[CI] add a big GPU marker to run memory-intensive tests separately on CI
What does this PR do?
I have only touched a handful of tests with the marker being introduced. I think we may need to change the slices based on the CI machine and infra. @a-r-r-o-w should consider marking the Cog tests similarly as well?
@DN6 would love to get your thoughts on the design.
The docs for this PR live here. All of your documentation changes will be reflected on that endpoint. The docs are available until 30 days after the last update.
should consider marking the Cog tests similarly as well?
With model cpu offload and vae tiling, it should be < 16 GB, and I think we documented it here. Are we seeing Cog test failures due to memory? I see that they are passing here
Ah okay then. No issues.
@DN6 okay if I modified the failing tests to account for the machine change?

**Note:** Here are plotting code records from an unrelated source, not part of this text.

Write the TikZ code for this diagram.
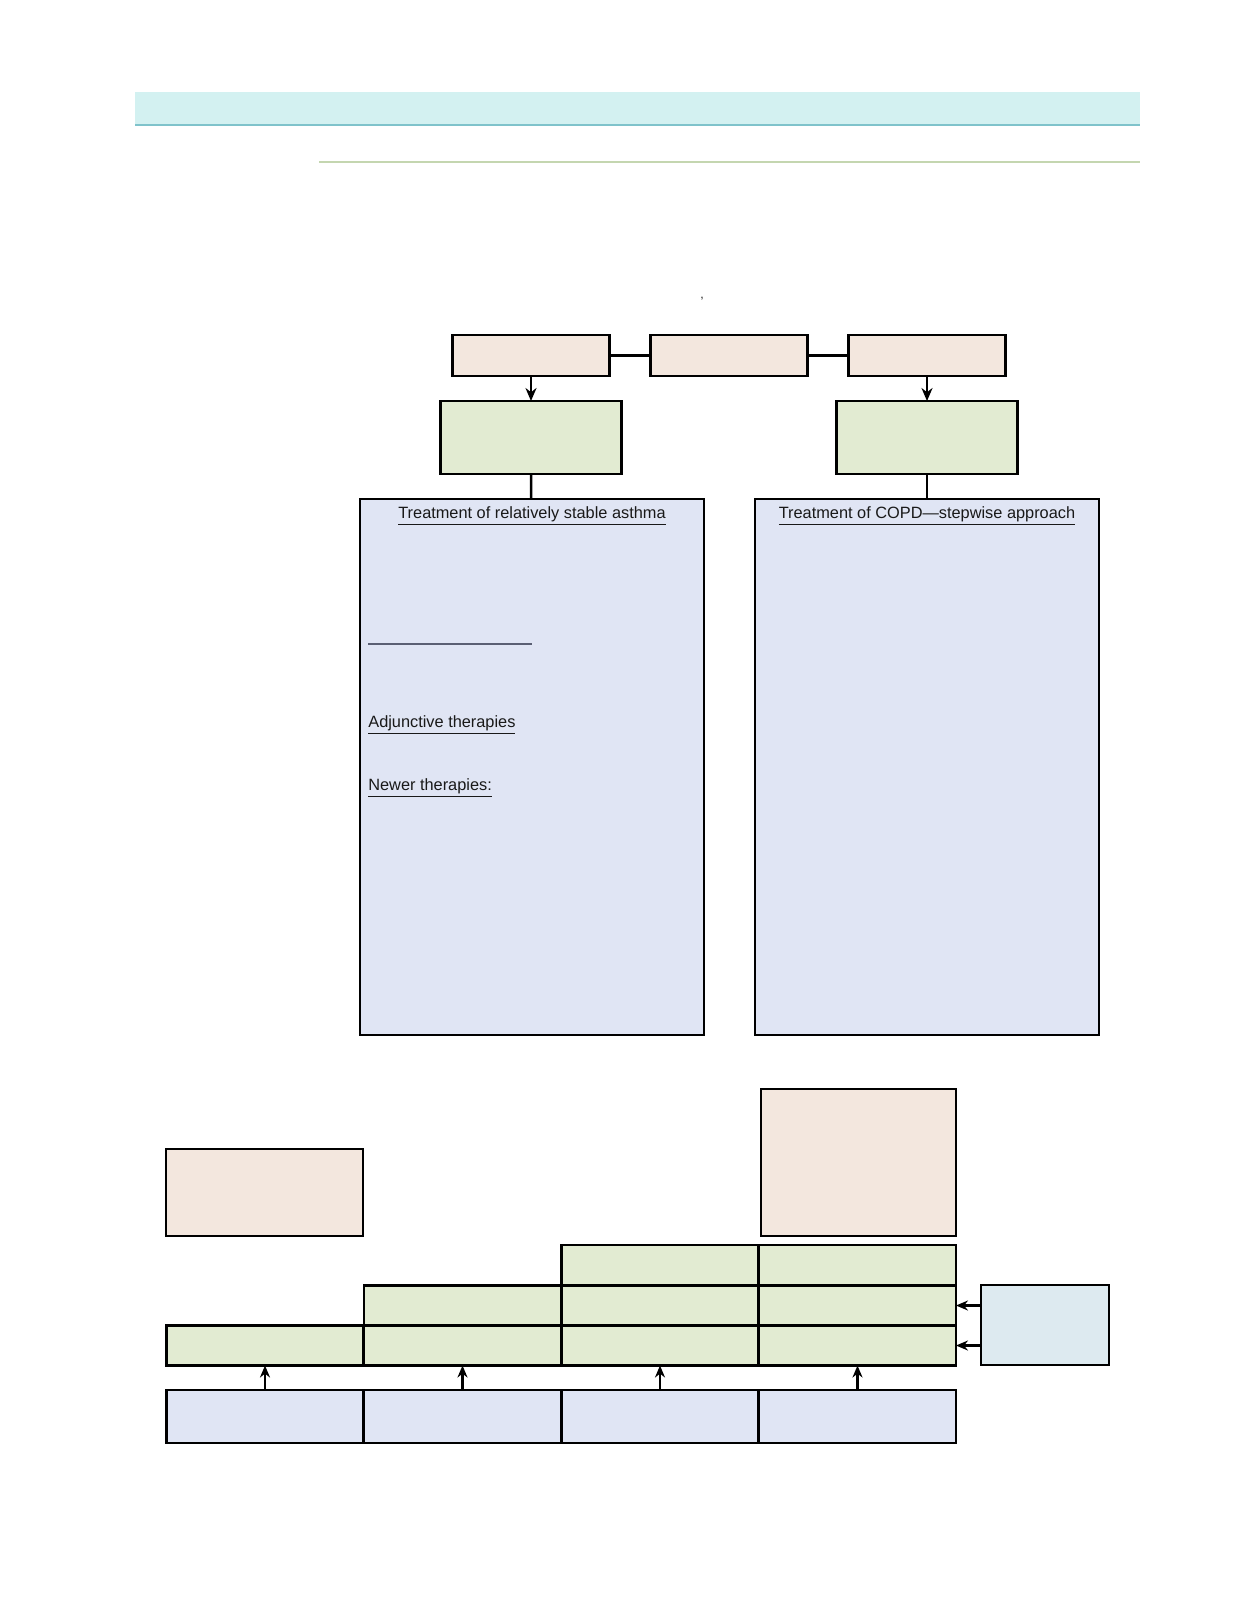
\documentclass[tikz,border=0pt]{standalone}
\usepackage{fontspec}
\setsansfont{Liberation Sans}
\usetikzlibrary{positioning, arrows.meta}
\definecolor{bandCyan}{HTML}{D3F1F1}
\definecolor{bandLine}{HTML}{7FC3CB}
\definecolor{ruleGreen}{HTML}{C4D6B0}
\definecolor{peach}{HTML}{F3E7DE}
\definecolor{sage}{HTML}{E2EBD2}
\definecolor{lavender}{HTML}{E0E5F4}
\definecolor{iceBlue}{HTML}{DDEAF0}
\definecolor{slateRule}{HTML}{5A5F73}
\tikzset{
  every node/.style={font=\sffamily\fontsize{9.3}{11}\selectfont},
  arr/.style={-{Stealth[length=2.6mm, width=2.2mm]}, line width=1.4pt},
  arrs/.style={-{Stealth[length=2.4mm, width=2mm]}, line width=1.2pt},
  link/.style={line width=1.4pt},
  box/.style={draw, line width=1.4pt, inner sep=0pt, outer sep=0pt},
  boxPeach/.style={box, fill=peach},
  boxSage/.style={box, fill=sage},
  boxLav/.style={box, fill=lavender},
  boxIce/.style={box, fill=iceBlue},
  cell/.style={boxSage, minimum width=3.94cm, minimum height=0.8cm},
  foot/.style={boxLav, minimum width=3.94cm, minimum height=1.06cm},
  txt/.style={inner sep=0pt, text=black!90},
}

\begin{document}
\begin{tikzpicture}[x=0.02cm, y=-0.02cm]
  \useasboundingbox (0,0) rectangle (1250,1600);
  % header bands
  \fill[bandCyan] (135,92) rectangle (1140,126);
  \draw[bandLine, line width=1.2pt] (135,125) -- (1140,125);
  \draw[ruleGreen, line width=1.2pt] (319,162) -- (1140,162);
  \node[font=\sffamily\scriptsize, txt] (tick) at (702,299) {,};
  % top row of boxes
  \node[boxPeach, minimum width=3.14cm, minimum height=0.82cm] (pa) at (531,355.5) {};
  \node[boxPeach, minimum width=3.14cm, minimum height=0.82cm] (pb) at (729,355.5) {};
  \node[boxPeach, minimum width=3.14cm, minimum height=0.82cm] (pc) at (927,355.5) {};
  \draw[link] (pa) -- (pb);
  \draw[link] (pb) -- (pc);
  \node[boxSage, minimum width=3.62cm, minimum height=1.46cm] (ga) at (531,437.5) {};
  \node[boxSage, minimum width=3.62cm, minimum height=1.46cm] (gc) at (927,437.5) {};
  \draw[arr] (pa) -- (ga);
  \draw[arr] (pc) -- (gc);
  % the two treatment panels
  \node[boxLav, minimum width=6.88cm, minimum height=10.72cm] (ta) at (532,767) {};
  \node[boxLav, minimum width=6.88cm, minimum height=10.72cm] (tc) at (927,767) {};
  \draw[link] (ga) -- (ta);
  \draw[link] (gc) -- (tc);
  \node[txt] (asthmaHead) at (532,516) {\underline{Treatment of relatively stable asthma}};
  \node[txt] (copdHead) at (927,516) {\underline{Treatment of COPD---stepwise approach}};
  \coordinate (ruleL) at (368,644);
  \coordinate (ruleR) at (532,644);
  \draw[slateRule, line width=0.7pt] (ruleL) -- (ruleR);
  \node[txt, anchor=west] (adjHead) at (368,725) {\underline{Adjunctive therapies}};
  \node[txt, anchor=west] (newHead) at (368,788) {\underline{Newer therapies:}};
  % stepwise grid at the bottom
  \node[boxPeach, minimum width=3.94cm, minimum height=1.74cm] (pl) at (264.5,1192.5) {};
  \node[boxPeach, minimum width=3.9cm, minimum height=2.94cm] (pr) at (858.5,1162.5) {};
  \foreach \c/\x in {1/265, 2/462.5, 3/660, 4/857.5} {
    \node[cell] (b\c) at (\x,1345.5) {};
    \node[foot] (d\c) at (\x,1416.5) {};
    \draw[arrs] (d\c) -- (b\c);
  }
  \foreach \c/\x in {2/462.5, 3/660, 4/857.5}
    \node[cell] (m\c) at (\x,1305.5) {};
  \foreach \c/\x in {3/660, 4/857.5}
    \node[cell] (t\c) at (\x,1265) {};
  \node[boxIce, minimum width=2.56cm, minimum height=1.6cm] (side) at (1045,1325) {};
  \draw[arrs] (side.west |- m4.east) -- (m4.east);
  \draw[arrs] (side.west |- b4.east) -- (b4.east);
\end{tikzpicture}
\end{document}
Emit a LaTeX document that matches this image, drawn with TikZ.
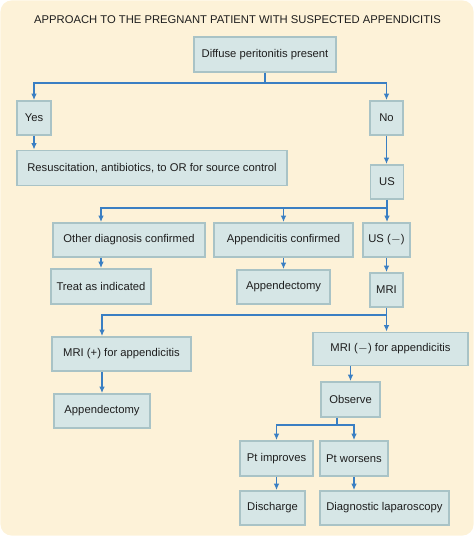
\documentclass[tikz,border=0pt]{standalone}
\usepackage{fontspec}
\setmainfont{Liberation Sans}
\usetikzlibrary{arrows.meta,positioning,calc}
\definecolor{Cream}{HTML}{FDF2D8}
\definecolor{BoxFill}{HTML}{D6E6E6}
\definecolor{BoxLine}{HTML}{A9C3C6}
\definecolor{Arrow}{HTML}{3A7FC3}
\definecolor{Ink}{HTML}{1E1E1E}
\begin{document}
\begin{tikzpicture}[x=0.02cm,y=-0.02cm,
  box/.style={rectangle,draw=BoxLine,fill=BoxFill,line width=1.1pt,inner sep=1pt,text=Ink,font=\fontsize{6.4}{7.6}\selectfont},
  line/.style={draw=Arrow,line width=0.85pt},
  arr/.style={line,-{Latex[length=3.6pt,width=3.2pt]}}
]
\useasboundingbox (0,0) rectangle (474,536);
\fill[Cream,rounded corners=0.22cm] (0.5,0.5) rectangle (473.5,535.5);
\node[text=Ink,font=\fontsize{6.4}{7.6}\selectfont] (title) at (237.5,20) {APPROACH TO THE PREGNANT PATIENT WITH SUSPECTED APPENDICITIS};
\node[box,minimum width=2.84cm,minimum height=0.70cm] (diffuse) at (265,54.5) {Diffuse peritonitis present};
\node[box,minimum width=0.68cm,minimum height=0.68cm] (yes) at (34,118) {Yes};
\node[box,minimum width=0.66cm,minimum height=0.68cm] (no) at (386.5,118) {No};
\node[box,minimum width=5.40cm,minimum height=0.70cm] (resus) at (152,168) {Resuscitation, antibiotics, to OR for source control};
\node[box,minimum width=0.66cm,minimum height=0.68cm] (us) at (387,182) {US};
\node[box,minimum width=3.04cm,minimum height=0.68cm] (other) at (129,240) {Other diagnosis confirmed};
\node[box,minimum width=2.78cm,minimum height=0.68cm] (appconf) at (283.5,240) {Appendicitis confirmed};
\node[box,minimum width=0.94cm,minimum height=0.68cm] (usneg) at (386.5,240) {US ($-$)};
\node[box,minimum width=2.00cm,minimum height=0.70cm] (treat) at (101,286.5) {Treat as indicated};
\node[box,minimum width=1.86cm,minimum height=0.68cm] (appx1) at (283.5,287) {Appendectomy};
\node[box,minimum width=0.66cm,minimum height=0.68cm] (mri) at (386.5,290) {MRI};
\node[box,minimum width=2.78cm,minimum height=0.68cm] (mripos) at (121.5,354) {MRI (+) for appendicitis};
\node[box,minimum width=3.10cm,minimum height=0.66cm] (mrineg) at (390.5,349) {MRI ($-$) for appendicitis};
\node[box,minimum width=1.92cm,minimum height=0.68cm] (appx2) at (102,411) {Appendectomy};
\node[box,minimum width=1.18cm,minimum height=0.70cm] (observe) at (350.5,399.5) {Observe};
\node[box,minimum width=1.46cm,minimum height=0.70cm] (ptimp) at (276.5,458.5) {Pt improves};
\node[box,minimum width=1.36cm,minimum height=0.70cm] (ptwor) at (354,458.5) {Pt worsens};
\node[box,minimum width=1.30cm,minimum height=0.68cm] (discharge) at (272.5,508) {Discharge};
\node[box,minimum width=2.58cm,minimum height=0.68cm] (diaglap) at (384.5,508) {Diagnostic laparoscopy};
\coordinate (j1) at (265,83);
\coordinate (j2) at (387,208);
\coordinate (j3) at (387,315);
\coordinate (j4) at (337,425);
\draw[line] (diffuse) -- (j1);
\draw[line] (us) -- (j2);
\draw[line] (observe.south -| j4) -- (j4);
\foreach \a/\b in {j1/yes,j1/no,j2/appconf,j4/ptimp,j4/ptwor} {
  \draw[arr] (\a) -| (\b.north);
}
\draw[arr] (j2) -| (treat.north |- other.north);
\draw[arr] (j3) -| (appx2.north |- mripos.north);
\foreach \a/\b in {yes/resus,no/us,us/usneg,appconf/appx1,usneg/mri,mri/mrineg,ptimp/discharge,ptwor/diaglap} {
  \draw[arr] (\a.south) -- (\a.south |- \b.north);
}
\foreach \a/\b in {other/treat,mripos/appx2,mrineg/observe} {
  \draw[arr] (\a.south -| \b) -- (\b.north);
}
\end{tikzpicture}
\end{document}
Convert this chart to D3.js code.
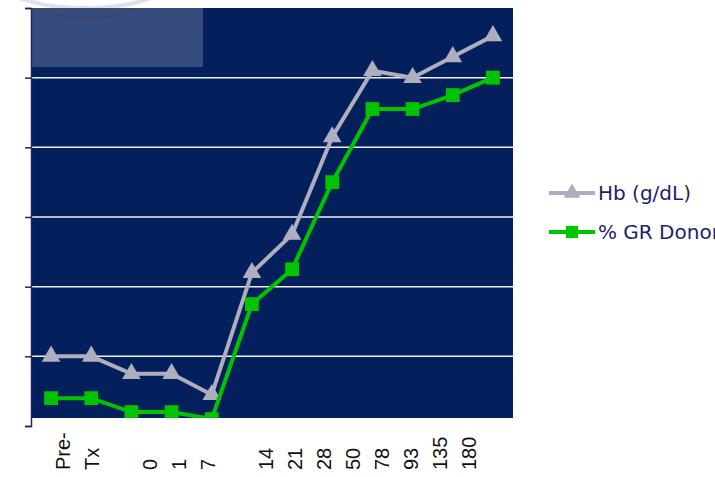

@DN6 can you give this a look? I think the test failures should go away once the CI Bot has access to Flux.
Once approved I will revert the changes which I have denoted as temporary (like this).
@DN6 regarding https://github.com/huggingface/diffusers/actions/runs/11398910357/job/31716739483?pr=9691#step:7:67, my hunch is that there's some kind of leakage happening which is causing the worker to crash. When I SSH'd into the runner and manually ran the test, it passed.
In a follow-up I will introduce the quantization tests.